Not that long ago I saw David again. As luck would have it, after high school he ended up in a relationship with another girl from my group of friends. The two of them had a baby together, and they and the baby showed up to a wedding of yet another of our high school friends. David and I said approximately ten words to each other the whole time ("Hi" and "How are you" rank high on the list), and I spent the whole time feeling just so incredibly weird. I marveled at how two people can go through such drama together and then, years later, be complete strangers. But it didn't matter. When I watched him tussling on the floor with his baby--his baby who is a miniature version of him, with the same eyes and sly look--I was so thankful that we'd had each other for a short period in our lives. And I was so happy that both of us were able to shake all of that ugliness off our shoulders and move on, even if it felt in those moments like we were never going to be able to breathe right again.
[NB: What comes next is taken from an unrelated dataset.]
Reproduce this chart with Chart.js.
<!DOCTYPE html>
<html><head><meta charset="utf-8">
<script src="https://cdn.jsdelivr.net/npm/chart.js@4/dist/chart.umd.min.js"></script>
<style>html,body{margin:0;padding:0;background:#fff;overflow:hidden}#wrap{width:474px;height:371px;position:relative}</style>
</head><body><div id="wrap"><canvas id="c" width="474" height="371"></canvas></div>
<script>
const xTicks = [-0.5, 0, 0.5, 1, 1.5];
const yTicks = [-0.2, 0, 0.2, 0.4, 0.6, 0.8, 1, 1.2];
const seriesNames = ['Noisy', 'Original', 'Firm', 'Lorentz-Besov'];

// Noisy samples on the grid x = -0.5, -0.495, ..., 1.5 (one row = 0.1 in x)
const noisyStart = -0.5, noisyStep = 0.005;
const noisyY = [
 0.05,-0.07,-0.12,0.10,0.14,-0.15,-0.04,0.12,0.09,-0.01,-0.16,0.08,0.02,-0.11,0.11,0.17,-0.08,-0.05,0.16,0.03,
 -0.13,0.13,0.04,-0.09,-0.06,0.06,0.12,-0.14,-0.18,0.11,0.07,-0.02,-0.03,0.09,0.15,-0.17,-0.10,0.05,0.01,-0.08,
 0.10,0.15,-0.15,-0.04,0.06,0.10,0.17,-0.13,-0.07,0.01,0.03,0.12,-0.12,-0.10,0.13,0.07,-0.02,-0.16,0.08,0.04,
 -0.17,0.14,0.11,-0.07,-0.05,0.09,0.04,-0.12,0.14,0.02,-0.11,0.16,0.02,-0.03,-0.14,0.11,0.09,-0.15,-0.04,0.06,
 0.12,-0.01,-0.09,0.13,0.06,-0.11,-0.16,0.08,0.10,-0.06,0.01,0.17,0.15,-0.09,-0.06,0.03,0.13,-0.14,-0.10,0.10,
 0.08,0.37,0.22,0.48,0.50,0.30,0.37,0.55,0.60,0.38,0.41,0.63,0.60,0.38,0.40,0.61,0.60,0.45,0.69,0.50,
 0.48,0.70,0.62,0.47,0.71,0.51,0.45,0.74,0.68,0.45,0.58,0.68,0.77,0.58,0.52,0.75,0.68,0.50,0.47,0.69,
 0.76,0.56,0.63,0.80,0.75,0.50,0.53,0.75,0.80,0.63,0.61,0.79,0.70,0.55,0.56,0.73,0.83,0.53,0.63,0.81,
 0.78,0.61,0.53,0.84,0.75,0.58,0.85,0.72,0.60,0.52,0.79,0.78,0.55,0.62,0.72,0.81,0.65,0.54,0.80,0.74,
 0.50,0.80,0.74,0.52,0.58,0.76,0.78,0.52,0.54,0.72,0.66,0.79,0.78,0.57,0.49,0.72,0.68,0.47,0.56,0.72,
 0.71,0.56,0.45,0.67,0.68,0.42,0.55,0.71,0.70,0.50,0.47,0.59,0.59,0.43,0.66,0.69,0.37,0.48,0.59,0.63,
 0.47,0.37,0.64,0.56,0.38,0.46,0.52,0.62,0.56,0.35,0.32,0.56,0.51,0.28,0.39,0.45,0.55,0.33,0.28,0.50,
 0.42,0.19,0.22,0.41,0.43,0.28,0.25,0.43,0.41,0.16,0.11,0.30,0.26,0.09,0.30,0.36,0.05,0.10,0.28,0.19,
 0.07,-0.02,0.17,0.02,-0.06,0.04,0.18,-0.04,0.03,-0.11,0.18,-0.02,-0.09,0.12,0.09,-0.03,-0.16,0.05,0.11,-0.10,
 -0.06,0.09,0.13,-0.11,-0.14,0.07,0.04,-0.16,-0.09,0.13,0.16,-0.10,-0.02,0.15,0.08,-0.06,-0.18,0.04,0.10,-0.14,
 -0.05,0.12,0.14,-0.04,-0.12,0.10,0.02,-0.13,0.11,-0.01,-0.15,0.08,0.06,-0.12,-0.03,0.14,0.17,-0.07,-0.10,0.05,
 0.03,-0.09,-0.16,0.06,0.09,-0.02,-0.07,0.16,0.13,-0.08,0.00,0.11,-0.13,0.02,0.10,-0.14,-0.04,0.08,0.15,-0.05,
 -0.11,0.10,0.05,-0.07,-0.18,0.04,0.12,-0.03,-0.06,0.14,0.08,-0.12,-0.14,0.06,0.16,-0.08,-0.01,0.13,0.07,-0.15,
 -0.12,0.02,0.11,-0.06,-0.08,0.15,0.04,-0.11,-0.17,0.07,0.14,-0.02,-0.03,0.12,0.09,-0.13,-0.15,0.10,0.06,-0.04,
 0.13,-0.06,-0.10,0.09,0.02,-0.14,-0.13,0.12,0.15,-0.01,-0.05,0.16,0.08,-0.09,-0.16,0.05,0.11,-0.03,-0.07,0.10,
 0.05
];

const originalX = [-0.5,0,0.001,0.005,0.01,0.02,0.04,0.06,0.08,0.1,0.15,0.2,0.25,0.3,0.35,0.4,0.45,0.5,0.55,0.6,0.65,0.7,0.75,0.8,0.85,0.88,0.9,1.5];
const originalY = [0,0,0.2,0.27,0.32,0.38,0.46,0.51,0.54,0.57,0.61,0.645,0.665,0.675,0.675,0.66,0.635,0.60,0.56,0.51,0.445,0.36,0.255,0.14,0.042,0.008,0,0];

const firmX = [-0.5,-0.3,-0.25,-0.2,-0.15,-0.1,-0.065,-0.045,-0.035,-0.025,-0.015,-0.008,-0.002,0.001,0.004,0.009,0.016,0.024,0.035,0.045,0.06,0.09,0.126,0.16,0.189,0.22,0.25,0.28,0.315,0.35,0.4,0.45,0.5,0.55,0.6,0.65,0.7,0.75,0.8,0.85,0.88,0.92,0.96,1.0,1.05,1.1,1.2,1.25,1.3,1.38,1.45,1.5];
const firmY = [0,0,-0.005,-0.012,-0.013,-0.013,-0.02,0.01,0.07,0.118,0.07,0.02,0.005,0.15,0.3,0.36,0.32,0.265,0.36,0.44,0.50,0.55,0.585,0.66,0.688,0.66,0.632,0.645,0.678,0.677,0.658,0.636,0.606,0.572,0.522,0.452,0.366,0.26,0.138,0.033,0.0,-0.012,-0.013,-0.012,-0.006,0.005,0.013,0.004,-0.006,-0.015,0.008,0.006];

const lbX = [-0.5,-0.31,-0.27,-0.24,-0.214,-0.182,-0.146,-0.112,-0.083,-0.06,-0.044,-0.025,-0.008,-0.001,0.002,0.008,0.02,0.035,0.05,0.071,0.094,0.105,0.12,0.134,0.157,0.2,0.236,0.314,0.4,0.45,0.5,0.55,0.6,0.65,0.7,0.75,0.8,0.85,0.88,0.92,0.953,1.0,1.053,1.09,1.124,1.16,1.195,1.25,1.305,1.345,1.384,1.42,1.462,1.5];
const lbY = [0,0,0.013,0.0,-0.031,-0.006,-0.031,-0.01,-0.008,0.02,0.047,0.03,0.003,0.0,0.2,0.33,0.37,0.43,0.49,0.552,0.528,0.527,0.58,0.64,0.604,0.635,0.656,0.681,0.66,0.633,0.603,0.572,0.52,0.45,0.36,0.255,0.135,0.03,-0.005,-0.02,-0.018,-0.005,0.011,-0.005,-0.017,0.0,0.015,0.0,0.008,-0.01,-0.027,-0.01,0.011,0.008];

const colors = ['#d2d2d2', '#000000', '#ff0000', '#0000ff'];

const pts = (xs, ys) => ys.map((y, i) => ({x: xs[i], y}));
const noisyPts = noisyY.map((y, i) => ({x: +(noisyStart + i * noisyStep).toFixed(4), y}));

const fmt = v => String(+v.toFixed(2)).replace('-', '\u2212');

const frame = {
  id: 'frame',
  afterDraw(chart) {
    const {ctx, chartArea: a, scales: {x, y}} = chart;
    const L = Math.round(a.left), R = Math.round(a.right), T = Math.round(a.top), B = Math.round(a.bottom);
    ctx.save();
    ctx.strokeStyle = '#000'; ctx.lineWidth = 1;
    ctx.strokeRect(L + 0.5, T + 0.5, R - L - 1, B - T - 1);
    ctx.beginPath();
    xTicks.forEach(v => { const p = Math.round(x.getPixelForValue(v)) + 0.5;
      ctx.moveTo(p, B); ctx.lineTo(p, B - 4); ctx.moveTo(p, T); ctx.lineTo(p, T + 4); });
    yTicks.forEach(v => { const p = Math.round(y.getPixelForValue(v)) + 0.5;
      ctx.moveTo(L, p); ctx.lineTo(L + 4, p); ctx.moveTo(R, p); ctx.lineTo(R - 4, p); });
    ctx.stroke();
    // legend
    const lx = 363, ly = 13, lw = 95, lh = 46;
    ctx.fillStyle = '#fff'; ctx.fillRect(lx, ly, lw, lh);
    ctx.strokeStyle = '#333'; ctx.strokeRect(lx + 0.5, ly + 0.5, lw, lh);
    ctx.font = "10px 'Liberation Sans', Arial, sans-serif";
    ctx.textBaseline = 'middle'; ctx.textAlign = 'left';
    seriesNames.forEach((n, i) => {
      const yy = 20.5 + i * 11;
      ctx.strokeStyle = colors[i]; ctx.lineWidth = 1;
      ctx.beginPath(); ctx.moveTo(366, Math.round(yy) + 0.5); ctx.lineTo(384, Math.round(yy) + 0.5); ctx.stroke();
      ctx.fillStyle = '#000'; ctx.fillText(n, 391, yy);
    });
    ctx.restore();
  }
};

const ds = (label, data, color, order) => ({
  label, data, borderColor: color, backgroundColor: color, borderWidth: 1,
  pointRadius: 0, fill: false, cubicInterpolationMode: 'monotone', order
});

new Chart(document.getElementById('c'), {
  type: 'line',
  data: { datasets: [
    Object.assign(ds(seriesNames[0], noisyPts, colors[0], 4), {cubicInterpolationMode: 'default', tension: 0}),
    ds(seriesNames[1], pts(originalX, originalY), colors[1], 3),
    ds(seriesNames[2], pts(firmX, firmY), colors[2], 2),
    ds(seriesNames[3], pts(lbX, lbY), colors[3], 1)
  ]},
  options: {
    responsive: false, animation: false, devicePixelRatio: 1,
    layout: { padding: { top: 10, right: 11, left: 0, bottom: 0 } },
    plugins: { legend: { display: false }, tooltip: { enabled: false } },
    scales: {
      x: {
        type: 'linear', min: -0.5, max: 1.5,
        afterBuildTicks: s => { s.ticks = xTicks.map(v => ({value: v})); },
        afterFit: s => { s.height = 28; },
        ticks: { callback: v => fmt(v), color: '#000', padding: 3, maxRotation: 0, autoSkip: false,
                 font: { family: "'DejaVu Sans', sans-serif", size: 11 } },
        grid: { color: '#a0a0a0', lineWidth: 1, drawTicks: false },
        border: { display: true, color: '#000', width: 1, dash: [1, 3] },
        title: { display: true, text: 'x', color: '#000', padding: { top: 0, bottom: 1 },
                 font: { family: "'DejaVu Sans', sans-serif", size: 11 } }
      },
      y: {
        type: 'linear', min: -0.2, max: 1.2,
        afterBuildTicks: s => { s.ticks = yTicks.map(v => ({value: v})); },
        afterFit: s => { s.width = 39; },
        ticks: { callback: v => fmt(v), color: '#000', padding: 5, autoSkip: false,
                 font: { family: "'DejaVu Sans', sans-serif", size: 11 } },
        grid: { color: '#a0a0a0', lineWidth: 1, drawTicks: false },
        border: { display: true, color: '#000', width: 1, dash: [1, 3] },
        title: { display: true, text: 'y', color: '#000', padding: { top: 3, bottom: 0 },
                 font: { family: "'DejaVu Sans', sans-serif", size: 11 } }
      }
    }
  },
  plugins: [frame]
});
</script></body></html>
So I'll take all of that. I'll turn up Toad the Wet Sprocket whenever they come on the radio, and I'll let my heart sing its old songs, and I'll sit very, very still for three minutes so I can live in my old life, my old body and be thankful for Tammy, thankful for David, thankful for those years where nothing and everything in the world made sense.
2 comments:
I love the photo you attached. It's from Reality Bites, right. Man, I loved that movie. I loved that boy. I loved that hair.
The song that gets me? Counting Blue Cars' "Standing Outside a Broken Phonebooth With Money in my Hand" or some such title. Or any of the songs that were popular that year in 8th grade when I stayed home and listened to the radio and put together puzzles and paused to watch Maury every day. One was a Janet Jackson song. Another was one by Monica. I hear those and immediately feel an overwhelming sense of lonliness that followed me that year. Ahh, memories.
Upon further research and YouTube-ing , I realized it was Dishwalla who put out "Counting Blue Cars" and Primitive Radio Gods would did the "Phonebooth" song. Ach.